- THE RECORDS
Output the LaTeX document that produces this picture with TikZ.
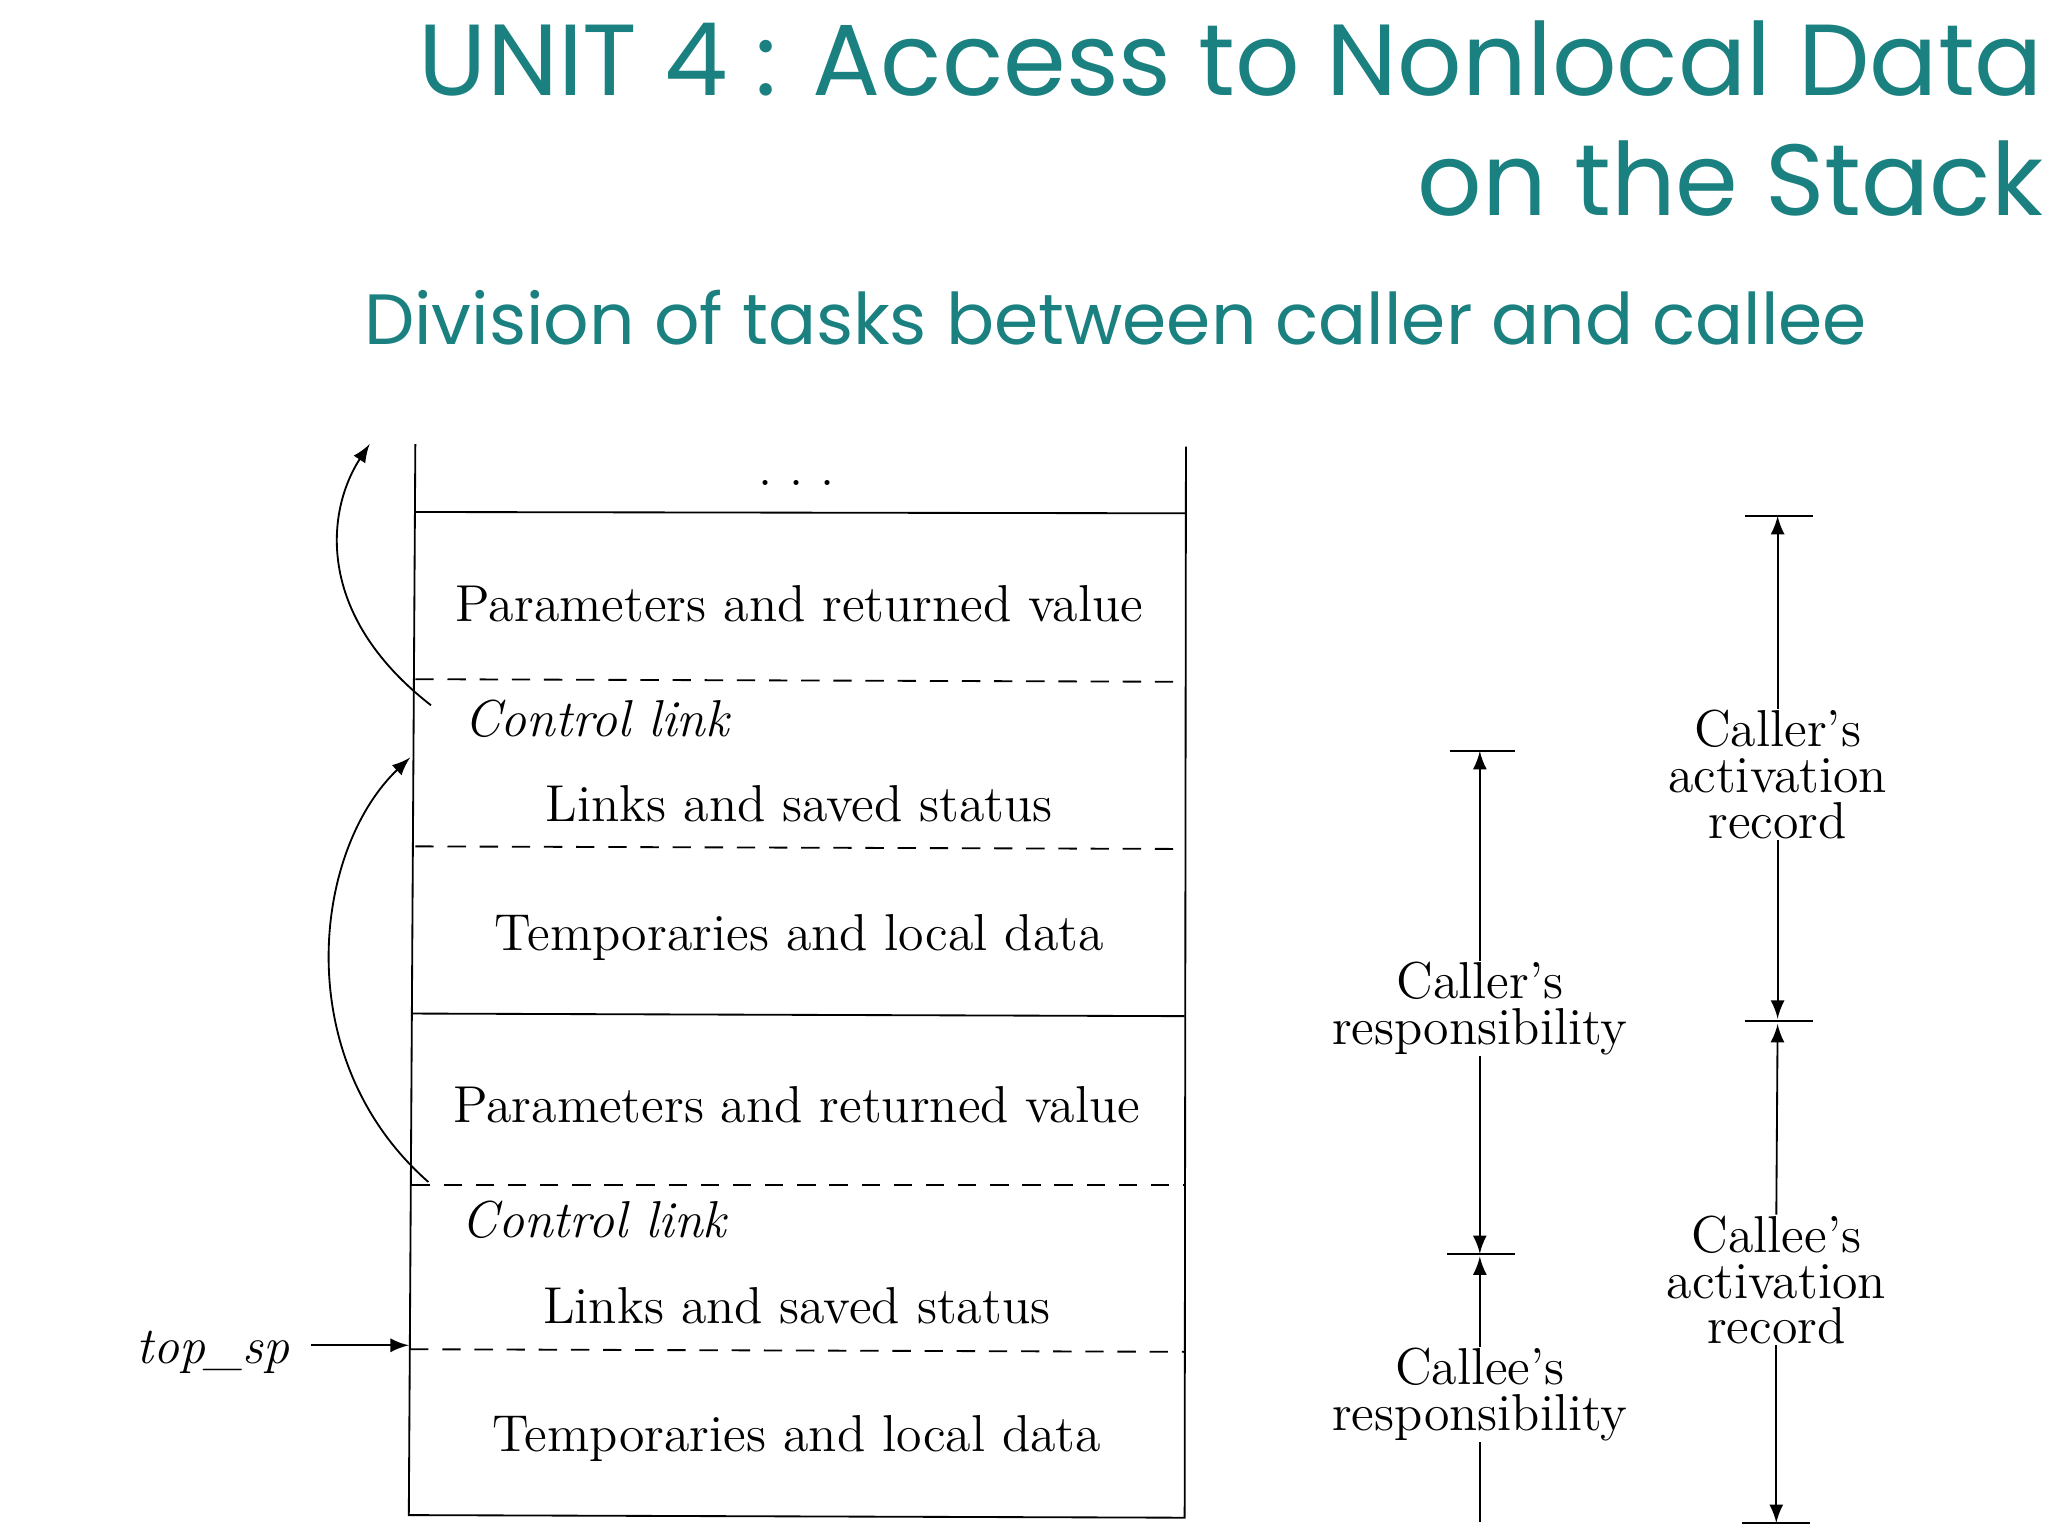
\documentclass[tikz,border=0pt]{standalone}
\usepackage{fontspec}
\newfontfamily\pop{Poppins}
\definecolor{tl}{RGB}{26,128,128}
\begin{document}
\begin{tikzpicture}[x=0.01cm,y=-0.01cm,
  tt/.style={font=\pop, text=tl, inner sep=0pt},
  bt/.style={font=\fontsize{11.3}{12}\selectfont, inner sep=0pt},
  dl/.style={dashed, dash pattern=on 4pt off 3pt},
  ar/.style={-latex, thin}]
\useasboundingbox (0,0) rectangle (1568,1176);
\node[tt, anchor=east, font=\pop\fontsize{22}{26}\selectfont] (t1) at (1565,45) {UNIT 4 : Access to Nonlocal Data};
\node[tt, anchor=east, font=\pop\fontsize{22}{26}\selectfont] (t2) at (1565,137) {on the Stack};
\node[tt, anchor=west, font=\pop\fontsize{15.5}{18}\selectfont] (t3) at (278,243) {Division of tasks between caller and callee};
% stack
\draw (318,340) -- (313,1160) -- (907,1162) -- (908,342);
\draw (318,392) -- (908,393);
\draw[dl] (318,520) -- (908,522);
\draw[dl] (318,648) -- (908,650);
\draw (316,776) -- (907,778);
\draw[dl] (315,907) -- (907,907);
\draw[dl] (314,1033) -- (907,1035);
\node[bt] (dots) at (610,370) {.\ .\ .};
\node[bt] (p1) at (612,462) {Parameters and returned value};
\node[bt, anchor=west] (c1) at (355,550) {\itshape Control link};
\node[bt] (l1) at (612,615) {Links and saved status};
\node[bt] (tp1) at (612,718) {Temporaries and local data};
\node[bt] (p2) at (610,846) {Parameters and returned value};
\node[bt, anchor=west] (c2) at (353,934) {\itshape Control link};
\node[bt] (l2) at (610,1000) {Links and saved status};
\node[bt] (tp2) at (610,1101) {Temporaries and local data};
\coordinate (u1) at (283,340);
\coordinate (u2) at (314,580);
\coordinate (sp) at (313,1030);
\draw[ar] (330,540) .. controls (240,470) and (250,390) .. (u1);
\draw[ar] (328,905) .. controls (220,810) and (240,650) .. (u2);
\node[bt] (top) at (163,1035) {\itshape top\_sp};
\draw[ar] (238,1030) -- (sp);
% brackets
\draw (1110,575) -- (1160,575);
\draw (1108,960) -- (1160,960);
\node[bt, align=center] (cr) at (1133,772) {Caller's\\[-2pt]responsibility};
\draw[ar] (cr.north) -- (1133,575);
\draw[ar] (cr.south) -- (1133,960);
\node[bt, align=center] (ce) at (1133,1068) {Callee's\\[-2pt]responsibility};
\draw[ar] (ce.north) -- (1133,962);
\draw (ce.south) -- (1133,1165);
\draw (1336,395) -- (1388,395);
\draw (1336,782) -- (1388,782);
\draw (1334,1166) -- (1386,1166);
\node[bt, align=center] (ca) at (1361,593) {Caller's\\[-2pt]activation\\[-2pt]record};
\draw[ar] (ca.north) -- (1361,395);
\draw[ar] (ca.south) -- (1361,780);
\node[bt, align=center] (cea) at (1360,980) {Callee's\\[-2pt]activation\\[-2pt]record};
\draw[ar] (cea.north) -- (1361,784);
\draw[ar] (cea.south) -- (1360,1166);
\end{tikzpicture}
\end{document}
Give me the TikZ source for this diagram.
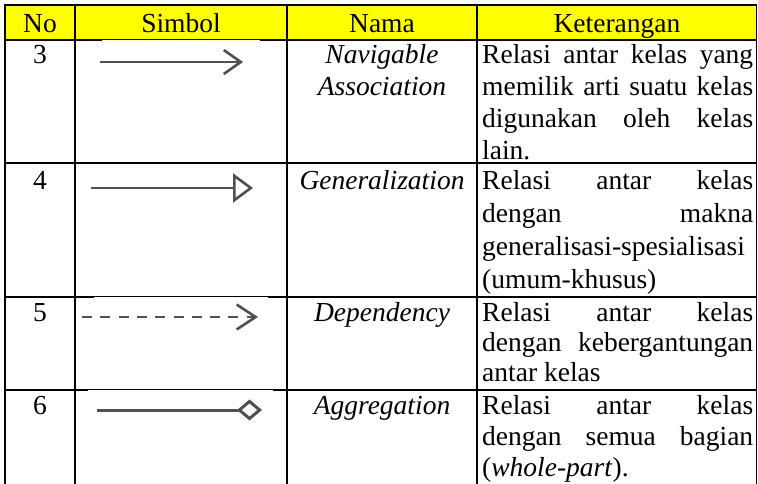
\documentclass[tikz,border=0pt]{standalone}
\usepackage{fontspec}
\setmainfont{Liberation Serif}
\usetikzlibrary{arrows.meta}
\definecolor{hdr}{RGB}{255,255,0}
\definecolor{symgray}{RGB}{80,80,80}
\begin{document}
\begin{tikzpicture}[x=1pt,y=-1pt,
  grid/.style={line width=1.9pt, black, line cap=rect},
  txt/.style={inner sep=0pt, anchor=base, font=\fontsize{27.5}{33}\selectfont},
  itx/.style={txt, font=\fontsize{27.5}{33}\selectfont\itshape},
  ket/.style={inner sep=0pt, anchor=base west, font=\fontsize{27.5}{33}\selectfont},
  sym/.style={line width=2.6pt, symgray}]
\useasboundingbox (0,0) rectangle (758,483);
% header fill
\fill[hdr] (5,5) rectangle (756.5,40);
% grid
\foreach \y in {5,40,163,297,390} \draw[grid] (5,\y) -- (756.5,\y);
\foreach \x in {5,75,287,477,756.5} \draw[grid] (\x,5) -- (\x,483);
% image overlap artifacts
\fill[white] (102,40.1) rectangle (260,41.2);
\fill[white] (94,297.1) rectangle (268,298.2);
\fill[white] (88,390.1) rectangle (273,391.2);
% header
\node[txt] (hno) at (40,32) {No};
\node[txt] (hsim) at (181,32) {Simbol};
\node[txt] (hnam) at (382,32) {Nama};
\node[txt] (hket) at (617,32) {Keterangan};
% numbers
\node[txt] (n3) at (40,63) {3};
\node[txt] (n4) at (40,189) {4};
\node[txt] (n5) at (40,321) {5};
\node[txt] (n6) at (40,414) {6};
% names
\node[itx] (m3a) at (382,63) {Navigable};
\node[itx] (m3b) at (382,95) {Association};
\node[itx] (m4) at (382,189) {Generalization};
\node[itx] (m5) at (382,321) {Dependency};
\node[itx] (m6) at (382,414) {Aggregation};
% keterangan
\node[ket] (k3a) at (482,63) {\makebox[271pt][s]{Relasi antar kelas yang}};
\node[ket] (k3b) at (482,95) {\makebox[271pt][s]{memilik arti suatu kelas}};
\node[ket] (k3c) at (482,127) {\makebox[271pt][s]{digunakan oleh kelas}};
\node[ket] (k3d) at (482,159) {lain.};
\node[ket] (k4a) at (482,189) {\makebox[271pt][s]{Relasi antar kelas}};
\node[ket] (k4b) at (482,222) {\makebox[271pt][s]{dengan makna}};
\node[ket] (k4c) at (482,255) {generalisasi-spesialisasi};
\node[ket] (k4d) at (482,288) {(umum-khusus)};
\node[ket] (k5a) at (482,321) {\makebox[271pt][s]{Relasi antar kelas}};
\node[ket] (k5b) at (482,351) {\makebox[271pt][s]{dengan kebergantungan}};
\node[ket] (k5c) at (482,381) {antar kelas};
\node[ket] (k6a) at (482,414) {\makebox[271pt][s]{Relasi antar kelas}};
\node[ket] (k6b) at (482,445) {\makebox[271pt][s]{dengan semua bagian}};
\node[ket] (k6c) at (482,476) {(\textit{whole-part}).};
% symbols
\coordinate (s3a) at (100,62); \coordinate (s3b) at (243,62);
\draw[sym, -{Straight Barb[length=17pt,width=24pt]}] (s3a) -- (s3b);
\coordinate (s4a) at (91,188); \coordinate (s4b) at (253,188);
\draw[sym, -{Triangle[open,length=20pt,width=29pt]}] (s4a) -- (s4b);
\coordinate (s5a) at (82,317); \coordinate (s5b) at (258,317);
\draw[sym, dash pattern=on 10pt off 8.3pt, -{Straight Barb[length=19pt,width=25pt]}] (s5a) -- (s5b);
\coordinate (s6a) at (97,410); \coordinate (s6b) at (262,410);
\draw[sym, line width=3pt, -{Diamond[open,length=25pt,width=21pt]}] (s6a) -- (s6b);
\end{tikzpicture}
\end{document}
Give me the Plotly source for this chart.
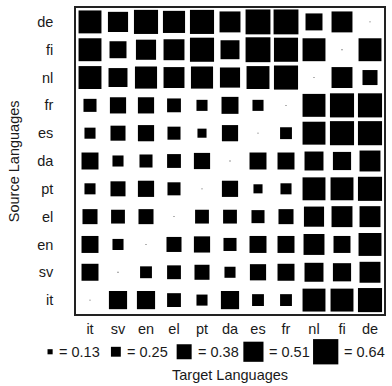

- WHAT YOU HAVE TO DO
Return the whole listing, word for word, and leave out every picture.

- SOLUTION FOR THIS EXERCISE
Output the LaTeX document that produces this picture with TikZ.
\documentclass[tikz,border=0pt]{standalone}
\usepackage{fontspec}
\newfontfamily\pop{Poppins}
\definecolor{tl}{RGB}{26,128,128}
\begin{document}
\begin{tikzpicture}[x=0.01cm,y=-0.01cm,
  tt/.style={font=\pop, text=tl, inner sep=0pt},
  bt/.style={font=\fontsize{11.3}{12}\selectfont, inner sep=0pt},
  dl/.style={dashed, dash pattern=on 4pt off 3pt},
  ar/.style={-latex, thin}]
\useasboundingbox (0,0) rectangle (1568,1176);
\node[tt, anchor=east, font=\pop\fontsize{22}{26}\selectfont] (t1) at (1565,45) {UNIT 4 : Access to Nonlocal Data};
\node[tt, anchor=east, font=\pop\fontsize{22}{26}\selectfont] (t2) at (1565,137) {on the Stack};
\node[tt, anchor=west, font=\pop\fontsize{15.5}{18}\selectfont] (t3) at (278,243) {Division of tasks between caller and callee};
% stack
\draw (318,340) -- (313,1160) -- (907,1162) -- (908,342);
\draw (318,392) -- (908,393);
\draw[dl] (318,520) -- (908,522);
\draw[dl] (318,648) -- (908,650);
\draw (316,776) -- (907,778);
\draw[dl] (315,907) -- (907,907);
\draw[dl] (314,1033) -- (907,1035);
\node[bt] (dots) at (610,370) {.\ .\ .};
\node[bt] (p1) at (612,462) {Parameters and returned value};
\node[bt, anchor=west] (c1) at (355,550) {\itshape Control link};
\node[bt] (l1) at (612,615) {Links and saved status};
\node[bt] (tp1) at (612,718) {Temporaries and local data};
\node[bt] (p2) at (610,846) {Parameters and returned value};
\node[bt, anchor=west] (c2) at (353,934) {\itshape Control link};
\node[bt] (l2) at (610,1000) {Links and saved status};
\node[bt] (tp2) at (610,1101) {Temporaries and local data};
\coordinate (u1) at (283,340);
\coordinate (u2) at (314,580);
\coordinate (sp) at (313,1030);
\draw[ar] (330,540) .. controls (240,470) and (250,390) .. (u1);
\draw[ar] (328,905) .. controls (220,810) and (240,650) .. (u2);
\node[bt] (top) at (163,1035) {\itshape top\_sp};
\draw[ar] (238,1030) -- (sp);
% brackets
\draw (1110,575) -- (1160,575);
\draw (1108,960) -- (1160,960);
\node[bt, align=center] (cr) at (1133,772) {Caller's\\[-2pt]responsibility};
\draw[ar] (cr.north) -- (1133,575);
\draw[ar] (cr.south) -- (1133,960);
\node[bt, align=center] (ce) at (1133,1068) {Callee's\\[-2pt]responsibility};
\draw[ar] (ce.north) -- (1133,962);
\draw (ce.south) -- (1133,1165);
\draw (1336,395) -- (1388,395);
\draw (1336,782) -- (1388,782);
\draw (1334,1166) -- (1386,1166);
\node[bt, align=center] (ca) at (1361,593) {Caller's\\[-2pt]activation\\[-2pt]record};
\draw[ar] (ca.north) -- (1361,395);
\draw[ar] (ca.south) -- (1361,780);
\node[bt, align=center] (cea) at (1360,980) {Callee's\\[-2pt]activation\\[-2pt]record};
\draw[ar] (cea.north) -- (1361,784);
\draw[ar] (cea.south) -- (1360,1166);
\end{tikzpicture}
\end{document}
Give me the TikZ source for this diagram.
\documentclass[tikz,border=0pt]{standalone}
\usepackage{fontspec}
\setmainfont{Liberation Serif}
\usetikzlibrary{arrows.meta}
\definecolor{hdr}{RGB}{255,255,0}
\definecolor{symgray}{RGB}{80,80,80}
\begin{document}
\begin{tikzpicture}[x=1pt,y=-1pt,
  grid/.style={line width=1.9pt, black, line cap=rect},
  txt/.style={inner sep=0pt, anchor=base, font=\fontsize{27.5}{33}\selectfont},
  itx/.style={txt, font=\fontsize{27.5}{33}\selectfont\itshape},
  ket/.style={inner sep=0pt, anchor=base west, font=\fontsize{27.5}{33}\selectfont},
  sym/.style={line width=2.6pt, symgray}]
\useasboundingbox (0,0) rectangle (758,483);
% header fill
\fill[hdr] (5,5) rectangle (756.5,40);
% grid
\foreach \y in {5,40,163,297,390} \draw[grid] (5,\y) -- (756.5,\y);
\foreach \x in {5,75,287,477,756.5} \draw[grid] (\x,5) -- (\x,483);
% image overlap artifacts
\fill[white] (102,40.1) rectangle (260,41.2);
\fill[white] (94,297.1) rectangle (268,298.2);
\fill[white] (88,390.1) rectangle (273,391.2);
% header
\node[txt] (hno) at (40,32) {No};
\node[txt] (hsim) at (181,32) {Simbol};
\node[txt] (hnam) at (382,32) {Nama};
\node[txt] (hket) at (617,32) {Keterangan};
% numbers
\node[txt] (n3) at (40,63) {3};
\node[txt] (n4) at (40,189) {4};
\node[txt] (n5) at (40,321) {5};
\node[txt] (n6) at (40,414) {6};
% names
\node[itx] (m3a) at (382,63) {Navigable};
\node[itx] (m3b) at (382,95) {Association};
\node[itx] (m4) at (382,189) {Generalization};
\node[itx] (m5) at (382,321) {Dependency};
\node[itx] (m6) at (382,414) {Aggregation};
% keterangan
\node[ket] (k3a) at (482,63) {\makebox[271pt][s]{Relasi antar kelas yang}};
\node[ket] (k3b) at (482,95) {\makebox[271pt][s]{memilik arti suatu kelas}};
\node[ket] (k3c) at (482,127) {\makebox[271pt][s]{digunakan oleh kelas}};
\node[ket] (k3d) at (482,159) {lain.};
\node[ket] (k4a) at (482,189) {\makebox[271pt][s]{Relasi antar kelas}};
\node[ket] (k4b) at (482,222) {\makebox[271pt][s]{dengan makna}};
\node[ket] (k4c) at (482,255) {generalisasi-spesialisasi};
\node[ket] (k4d) at (482,288) {(umum-khusus)};
\node[ket] (k5a) at (482,321) {\makebox[271pt][s]{Relasi antar kelas}};
\node[ket] (k5b) at (482,351) {\makebox[271pt][s]{dengan kebergantungan}};
\node[ket] (k5c) at (482,381) {antar kelas};
\node[ket] (k6a) at (482,414) {\makebox[271pt][s]{Relasi antar kelas}};
\node[ket] (k6b) at (482,445) {\makebox[271pt][s]{dengan semua bagian}};
\node[ket] (k6c) at (482,476) {(\textit{whole-part}).};
% symbols
\coordinate (s3a) at (100,62); \coordinate (s3b) at (243,62);
\draw[sym, -{Straight Barb[length=17pt,width=24pt]}] (s3a) -- (s3b);
\coordinate (s4a) at (91,188); \coordinate (s4b) at (253,188);
\draw[sym, -{Triangle[open,length=20pt,width=29pt]}] (s4a) -- (s4b);
\coordinate (s5a) at (82,317); \coordinate (s5b) at (258,317);
\draw[sym, dash pattern=on 10pt off 8.3pt, -{Straight Barb[length=19pt,width=25pt]}] (s5a) -- (s5b);
\coordinate (s6a) at (97,410); \coordinate (s6b) at (262,410);
\draw[sym, line width=3pt, -{Diamond[open,length=25pt,width=21pt]}] (s6a) -- (s6b);
\end{tikzpicture}
\end{document}
Give me the Plotly source for this chart.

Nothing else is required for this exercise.